- WHAT THE TASK REQUIRES:
Print exactly the lines below between the line containing "Write a component" and the line containing "import * as", counting both of those lines. Leave pictures out.
++++++
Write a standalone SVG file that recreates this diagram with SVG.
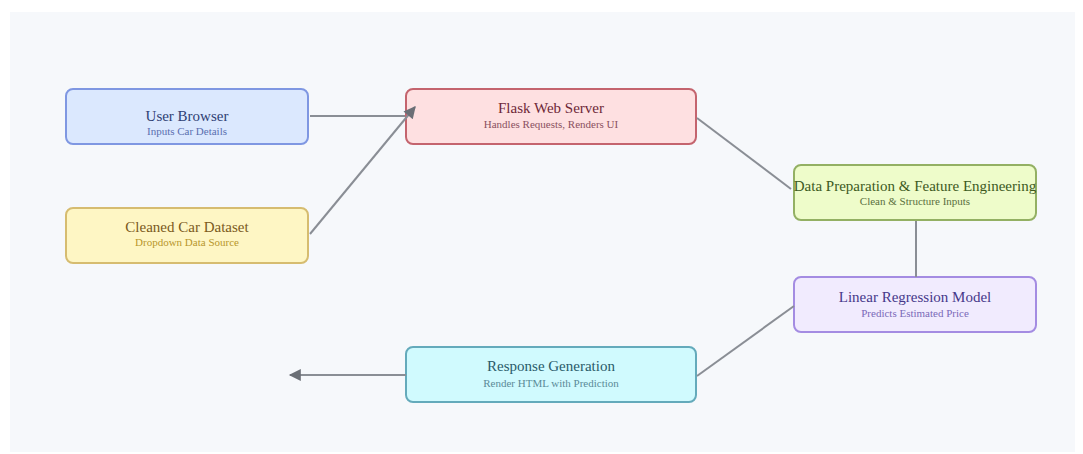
<svg xmlns="http://www.w3.org/2000/svg" width="1083" height="454" viewBox="0 0 1083 454">
<defs>
<marker id="ahl" viewBox="0 0 10 10" refX="9" refY="5" markerWidth="16" markerHeight="12" markerUnits="userSpaceOnUse" orient="auto">
<path d="M0,0 L10,5 L0,10 z" fill="#6b6f76"/>
</marker>
</defs>
<style>
.box{stroke-width:2}
.t{font-family:"Liberation Serif","DejaVu Serif",serif;font-size:15px;text-anchor:middle}
.s{font-family:"Liberation Serif","DejaVu Serif",serif;font-size:11px;text-anchor:middle}
.c{stroke:#8a8e95;stroke-width:2;fill:none}
</style>
<rect x="0" y="0" width="1083" height="454" fill="#ffffff"/>
<rect x="10" y="12" width="1065" height="440" fill="#f6f8fb"/>
<g id="user-browser">
<rect class="box" x="66" y="89" width="242" height="55" rx="7" fill="#dbe8fe" stroke="#7f97e2"/>
<text class="t" x="187" y="121" fill="#2f3f74">User Browser</text>
<text class="s" x="187" y="135" fill="#5a6fb0">Inputs Car Details</text>
</g>
<g id="cleaned-dataset">
<rect class="box" x="66" y="208" width="242" height="55" rx="7" fill="#fef6c4" stroke="#d6bc70"/>
<text class="t" x="187" y="232" fill="#7b5a1c">Cleaned Car Dataset</text>
<text class="s" x="187" y="246" fill="#b8962c">Dropdown Data Source</text>
</g>
<g id="flask">
<rect class="box" x="406" y="89" width="290" height="55" rx="7" fill="#fee0e1" stroke="#c4646e"/>
<text class="t" x="551" y="113" fill="#6e2838">Flask Web Server</text>
<text class="s" x="551" y="128" fill="#8a5060">Handles Requests, Renders UI</text>
</g>
<g id="data-prep">
<rect class="box" x="794" y="165" width="242" height="55" rx="7" fill="#eefcca" stroke="#93b063"/>
<text class="t" x="915" y="191" fill="#3d5a1e">Data Preparation &amp; Feature Engineering</text>
<text class="s" x="915" y="205" fill="#5a7040">Clean &amp; Structure Inputs</text>
</g>
<g id="linear-regression">
<rect class="box" x="794" y="277" width="242" height="55" rx="7" fill="#f1ebfe" stroke="#a48ce2"/>
<text class="t" x="915" y="302" fill="#46388a">Linear Regression Model</text>
<text class="s" x="915" y="317" fill="#7a6ab8">Predicts Estimated Price</text>
</g>
<g id="response">
<rect class="box" x="406" y="347" width="290" height="55" rx="7" fill="#d0fafe" stroke="#64aabb"/>
<text class="t" x="551" y="371" fill="#2a5a6a">Response Generation</text>
<text class="s" x="551" y="387" fill="#5a8a98">Render HTML with Prediction</text>
</g>
<g id="connectors">
<line class="c" x1="310" y1="116" x2="405" y2="116"/>
<line class="c" x1="310" y1="234" x2="415" y2="107" marker-end="url(#ahl)"/>
<line class="c" x1="697" y1="118" x2="791" y2="189"/>
<line class="c" x1="916" y1="221" x2="916" y2="277"/>
<line class="c" x1="794" y1="306" x2="697" y2="376"/>
<line class="c" x1="406" y1="375" x2="290" y2="375" marker-end="url(#ahl)"/>
</g>
</svg>
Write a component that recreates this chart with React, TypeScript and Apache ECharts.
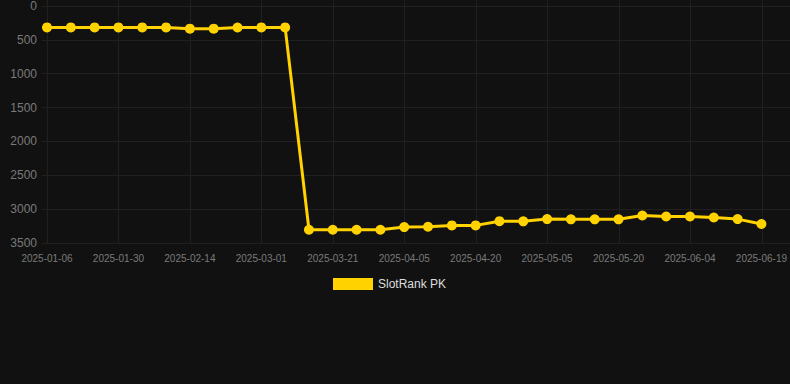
import React, { useEffect, useRef } from "react";
import * as echarts from "echarts";

const dates = [
  "2025-01-06", "2025-01-20", "2025-01-25", "2025-01-30", "2025-02-04", "2025-02-09",
  "2025-02-14", "2025-02-19", "2025-02-24", "2025-03-01", "2025-03-06", "2025-03-16",
  "2025-03-21", "2025-03-26", "2025-03-31", "2025-04-05", "2025-04-10", "2025-04-15",
  "2025-04-20", "2025-04-25", "2025-04-30", "2025-05-05", "2025-05-10", "2025-05-15",
  "2025-05-20", "2025-05-25", "2025-05-30", "2025-06-04", "2025-06-09", "2025-06-14",
  "2025-06-19",
];

const rankValues = [
  316, 316, 316, 316, 316, 316, 335, 335, 318, 316, 316,
  3304, 3304, 3304, 3304, 3265, 3260, 3240, 3240, 3178, 3180,
  3147, 3150, 3150, 3150, 3094, 3108, 3108, 3123, 3147, 3220,
];

const seriesName = "SlotRank PK";
const yMin = 0;
const yMax = 3500;
const yStep = 500;

export default function App() {
  const ref = useRef<HTMLDivElement>(null);

  useEffect(() => {
    if (!ref.current) return;
    const chart = echarts.init(ref.current, null, { renderer: "svg" });
    const gridColor = "#202020";
    chart.setOption({
      animation: false,
      backgroundColor: "#111111",
      grid: [
        { left: 42, right: 0, top: 6, bottom: 141 },
        { left: 47, right: 28, top: 0, bottom: 141 },
        { left: 47, right: 28, top: 6, bottom: 141 },
      ],
      xAxis: [
        { gridIndex: 0, type: "value", show: false },
        {
          gridIndex: 1,
          type: "category",
          data: dates,
          boundaryGap: false,
          axisLine: { show: false },
          axisTick: { show: false },
          axisLabel: { show: false },
          splitLine: { show: true, interval: 2, lineStyle: { color: gridColor, width: 1 } },
        },
        {
          gridIndex: 2,
          type: "category",
          data: dates,
          boundaryGap: false,
          axisLine: { show: false },
          axisTick: { show: false },
          splitLine: { show: false },
          axisLabel: {
            interval: 2,
            color: "#7a7a7a",
            fontSize: 10,
            fontFamily: "Liberation Sans, Arial, sans-serif",
            margin: 10,
          },
        },
      ],
      yAxis: [
        {
          gridIndex: 0,
          type: "value",
          inverse: true,
          min: yMin,
          max: yMax,
          interval: yStep,
          axisLine: { show: false },
          axisTick: { show: false },
          splitLine: { show: true, lineStyle: { color: gridColor, width: 1 } },
          axisLabel: {
            color: "#7a7a7a",
            fontSize: 12,
            fontFamily: "Liberation Sans, Arial, sans-serif",
            margin: 5,
            formatter: (v: number) => String(v),
          },
        },
        { gridIndex: 1, type: "value", show: false, min: 0, max: 1 },
        {
          gridIndex: 2,
          type: "value",
          inverse: true,
          min: yMin,
          max: yMax,
          show: false,
        },
      ],
      legend: {
        data: [seriesName],
        icon: "rect",
        itemWidth: 40,
        itemHeight: 12,
        itemGap: 10,
        left: 328,
        top: 273,
        textStyle: {
          color: "#dddddd",
          fontSize: 12,
          fontFamily: "Liberation Sans, Arial, sans-serif",
        },
      },
      series: [
        {
          name: seriesName,
          type: "line",
          xAxisIndex: 2,
          yAxisIndex: 2,
          data: rankValues,
          symbol: "circle",
          symbolSize: 10,
          showSymbol: true,
          lineStyle: { color: "#FFD200", width: 3 },
          itemStyle: { color: "#FFD200" },
        },
      ],
    });
    return () => chart.dispose();
  }, []);

  return (
    <div
      ref={ref}
      style={{ position: "fixed", left: 0, top: 0, width: 790, height: 384 }}
    />
  );
}
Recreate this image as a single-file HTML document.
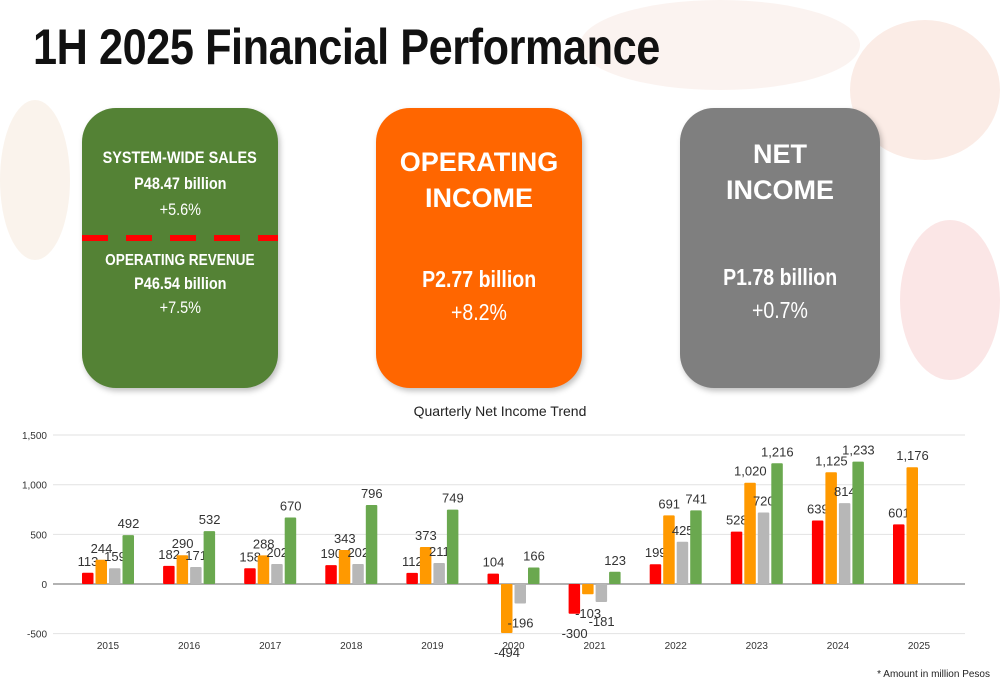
<!DOCTYPE html>
<html><head><meta charset="utf-8"><style>
body{margin:0;width:1000px;height:685px;overflow:hidden;background:#fff;font-family:"Liberation Sans",sans-serif;position:relative}
.bg{position:absolute;border-radius:50%;opacity:.12}
.title{position:absolute;left:33px;top:18px;font-size:50px;font-weight:bold;color:#111;transform:scaleX(.865);transform-origin:left top;white-space:nowrap;letter-spacing:-0.5px}
.card{position:absolute;top:108px;height:280px;border-radius:34px;color:#fff;text-align:center;box-shadow:2px 3px 6px rgba(0,0,0,.25)}
.narrow{display:inline-block;transform:scaleX(.85)}
</style></head><body>
<div class="bg" style="left:850px;top:20px;width:150px;height:140px;background:#e06030"></div>
<div class="bg" style="left:900px;top:220px;width:100px;height:160px;background:#d33"></div>
<div class="bg" style="left:0;top:100px;width:70px;height:160px;background:#d8a060"></div>
<div class="bg" style="left:580px;top:0;width:280px;height:90px;background:#e0a080"></div>
<div class="title">1H 2025 Financial Performance</div>

<div class="card" style="left:82px;width:196px;background:#548235">
 <div style="margin-top:40px;font-weight:bold;font-size:17px"><span class="narrow">SYSTEM-WIDE SALES</span></div>
 <div style="margin-top:6px;font-weight:bold;font-size:17px"><span class="narrow">P48.47 billion</span></div>
 <div style="margin-top:6px;font-size:17px"><span class="narrow">+5.6%</span></div>
 <div style="position:absolute;left:0;right:0;top:127px;height:6px;background:repeating-linear-gradient(90deg,#f00 0 26px,transparent 26px 44px)"></div>
 <div style="margin-top:32px;font-weight:bold;font-size:16px"><span class="narrow">OPERATING REVENUE</span></div>
 <div style="margin-top:4px;font-weight:bold;font-size:17px"><span class="narrow">P46.54 billion</span></div>
 <div style="margin-top:4px;font-size:17px"><span class="narrow">+7.5%</span></div>
</div>
<div class="card" style="left:376px;width:206px;background:#ff6600">
 <div style="margin-top:36px;font-weight:bold;font-size:27px;line-height:36px">OPERATING<br>INCOME</div>
 <div style="margin-top:50px;font-weight:bold;font-size:23px"><span class="narrow">P2.77 billion</span></div>
 <div style="margin-top:6px;font-size:23px"><span class="narrow">+8.2%</span></div>
</div>
<div class="card" style="left:680px;width:200px;background:#7f7f7f">
 <div style="margin-top:28px;font-weight:bold;font-size:27px;line-height:36px">NET<br>INCOME</div>
 <div style="margin-top:56px;font-weight:bold;font-size:23px"><span class="narrow">P1.78 billion</span></div>
 <div style="margin-top:6px;font-size:23px"><span class="narrow">+0.7%</span></div>
</div>

<svg id="chart" width="1000" height="685" style="position:absolute;left:0;top:0">
<text x="500" y="416" text-anchor="middle" font-size="14" fill="#222">Quarterly Net Income Trend</text>
</svg>
<div style="position:absolute;right:10px;top:669px;font-size:10px;color:#222">* Amount in million Pesos</div>
<script>
const years=["2015","2016","2017","2018","2019","2020","2021","2022","2023","2024","2025"];
const q1=[113,182,158,190,112,104,-300,199,528,639,601];
const q2=[244,290,288,343,373,-494,-103,691,1020,1125,1176];
const q3=[159,171,202,202,211,-196,-181,425,720,814,null];
const q4=[492,532,670,796,749,166,123,741,1216,1233,null];
const yTicks=[1500,1000,500,0,-500];
const tickLabels=["1,500","1,000","500","0","-500"];
const colors=["#ff0000","#ff9900","#b7b7b7","#6aa84f"];
const svg=document.getElementById('chart');
const NS="http://www.w3.org/2000/svg";
const y=v=>584-v*0.0993;
const x=i=>108+i*81.1;
function mk(t,a){const e=document.createElementNS(NS,t);for(const k in a)e.setAttribute(k,a[k]);svg.appendChild(e);return e;}
yTicks.forEach((t,i)=>{
 const l=mk('line',{x1:53,x2:965,y1:y(t),y2:y(t),stroke:t===0?'#999':'#e2e2e2','stroke-width':t===0?1.5:1});
 
 
 const tx=mk('text',{x:47,y:y(t)+4,'text-anchor':'end','font-size':10,fill:'#333'});
 tx.textContent=tickLabels[i];
 
 
});
years.forEach((yr,i)=>{
 const t=mk('text',{x:x(i),y:649,'text-anchor':'middle','font-size':10,fill:'#333'});
 t.textContent=yr;
 
 
});
[q1,q2,q3,q4].forEach((s,si)=>{
 s.forEach((v,i)=>{
  if(v===null)return;
  const bx=x(i)-26+si*13.5;
  const top=Math.min(y(v),y(0)),h=Math.abs(y(v)-y(0));
  const r=mk('rect',{x:bx,y:top,width:11.5,height:h,fill:colors[si],rx:1});
  
  
  const ly=v>=0?y(v)-7:y(v)+24;
  const t=mk('text',{x:bx+6,y:ly,'text-anchor':'middle','font-size':13,fill:'#333'});
  t.textContent=v.toLocaleString('en-US');
  
  
 });
});
</script>
</body></html>
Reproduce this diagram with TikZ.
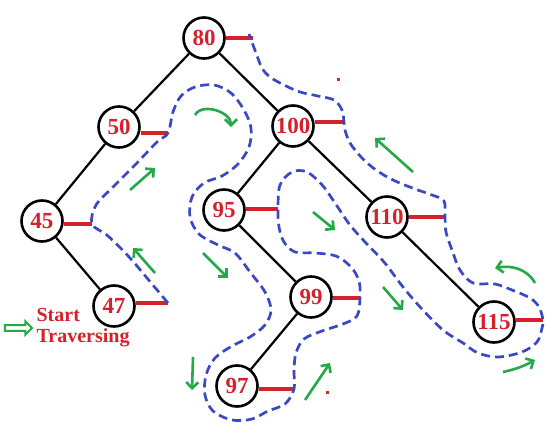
\documentclass[tikz,border=0pt]{standalone}
\usepackage{fontspec}
\setmainfont{Liberation Serif}
\usepackage{tikz}
\usetikzlibrary{arrows.meta,positioning,shapes.arrows}
\definecolor{keyred}{RGB}{214,32,44}
\definecolor{walkblue}{RGB}{58,72,196}
\definecolor{walkgreen}{RGB}{36,168,72}

\begin{document}
\begin{tikzpicture}[x=1pt, y=-1pt, >={Straight Barb[length=6pt,width=12pt]}]
\tikzstyle{bstnode}=[circle,
                     draw=black,
                     line width=2.6pt,
                     minimum size=41pt,
                     inner sep=0pt,
                     text=keyred,
                     font=\fontsize{23}{23}\selectfont\bfseries]
\tikzstyle{branch}=[draw=black, line width=2.2pt]
\tikzstyle{stub}=[draw=keyred, line width=3.2pt]
\tikzstyle{walkline}=[draw=walkblue, line width=2.7pt,
                      dash pattern=on 9pt off 5pt]
\tikzstyle{walkarrow}=[draw=walkgreen, line width=2.6pt, ->]
\tikzstyle{remark}=[text=keyred, align=left, inner sep=0pt,
                    font=\fontsize{20}{21}\selectfont\bfseries]

\useasboundingbox (0,0) rectangle (550,442);

\node[bstnode] (k80) at (204,38) {80};
\node[bstnode] (k50) at (119,127) {50};
\node[bstnode] (k100) at (293,126) {100};
\node[bstnode] (k45) at (42,221) {45};
\node[bstnode] (k95) at (224,210) {95};
\node[bstnode] (k110) at (387,217) {110};
\node[bstnode] (k47) at (114,306) {47};
\node[bstnode] (k99) at (311,297) {99};
\node[bstnode] (k97) at (237,386) {97};
\node[bstnode] (k115) at (494,322) {115};

\node[single arrow, draw=walkgreen, line width=2pt, inner sep=1.5pt,
  minimum height=27pt, minimum width=13pt, single arrow head extend=3pt]
  (startarrow) at (17,328) {};
\node[remark, right=3pt of startarrow] (starttext) {Start\\Traversing};

\coordinate (t80) at (253,38);
\coordinate (t50) at (168,133);
\coordinate (t100) at (344,122);
\coordinate (t45) at (92,224);
\coordinate (t95) at (278,209);
\coordinate (t110) at (445,217);
\coordinate (t47) at (168,303);
\coordinate (t99) at (360,298);
\coordinate (t97) at (294,389);
\coordinate (t115) at (543,320);

\path[branch]
(k80) edge (k50)
(k80) edge (k100)
(k50) edge (k45)
(k45) edge (k47)
(k100) edge (k95)
(k100) edge (k110)
(k95) edge (k99)
(k99) edge (k97)
(k110) edge (k115);

\draw[stub] (t80 -| k80.east) -- (t80);
\draw[stub] (t50 -| k50.east) -- (t50);
\draw[stub] (t100 -| k100.east) -- (t100);
\draw[stub] (t45 -| k45.east) -- (t45);
\draw[stub] (t95 -| k95.east) -- (t95);
\draw[stub] (t110 -| k110.east) -- (t110);
\draw[stub] (t47 -| k47.east) -- (t47);
\draw[stub] (t99 -| k99.east) -- (t99);
\draw[stub] (t97 -| k97.east) -- (t97);
\draw[stub] (t115 -| k115.east) -- (t115);

\draw[walkline] plot[smooth, tension=0.55] coordinates {
  (t47) (152,284) (130,258) (108,236) (t45) (96,205) (112,188) (135,165)
  (157,142) (t50) (173,112) (181,96) (195,87) (214,85) (231,93) (244,110)
  (251,128) (249,147) (238,164) (222,176) (204,183) (192,197) (190,217)
  (199,234) (218,245) (235,253) (250,272) (265,292) (271,310) (265,325)
  (250,337) (232,346) (215,358) (206,375) (205,395) (213,411) (232,420)
  (252,419) (268,411) (285,404) (t97) (294,370) (296,353) (304,339)
  (322,331) (343,324) (357,316) (t99) (359,281) (351,267) (336,256)
  (315,253) (295,252) (284,242) (279,227) (t95) (280,185) (292,172)
  (307,172) (323,186) (337,206) (350,225) (365,242) (384,262) (403,287)
  (421,308) (443,330) (463,343) (478,353) (498,357) (522,352) (537,342)
  (542,328) (t115) (539,307) (530,298) (512,290) (495,284) (473,283)
  (460,270) (452,250) (446,232) (t110) (444,201) (432,195) (415,189)
  (393,180) (376,170) (362,158) (350,143) (345,130) (t100) (342,110)
  (334,100) (318,96) (300,92) (284,85) (270,77) (262,68) (256,53) (249,34)};

\draw[walkarrow] (195,115) to[out=60, in=90] (231,127);
\draw[walkarrow] (130,190) -- (155,168);
\draw[walkarrow] (155,273) -- (133,248);
\draw[walkarrow] (203,253) -- (228,278);
\draw[walkarrow] (313,212) -- (335,230);
\draw[walkarrow] (193,357) -- (192,390);
\draw[walkarrow] (305,400) -- (330,363);
\draw[walkarrow] (383,287) -- (403,310);
\draw[walkarrow] (503,372) to[bend right=8] (535,360);
\draw[walkarrow] (535,283) to[out=120, in=10] (495,268);
\draw[walkarrow] (413,172) -- (375,138);

\fill[keyred] (336.5,77.5) rectangle ++(3,3);
\fill[keyred] (325.5,390.5) rectangle ++(3,3);
\end{tikzpicture}
\end{document}
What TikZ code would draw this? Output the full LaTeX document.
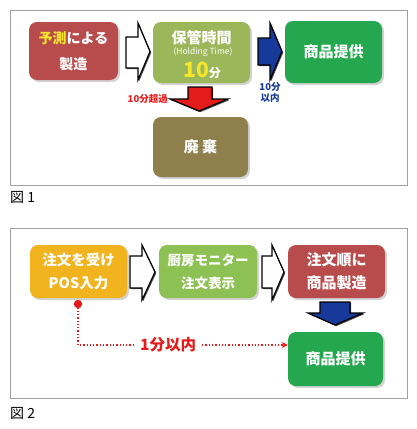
++++++
- ANSWER TO THIS TASK:
Write a component that recreates this chart with React, TypeScript and Apache ECharts.
import React, { useEffect, useRef } from "react";
import * as echarts from "echarts";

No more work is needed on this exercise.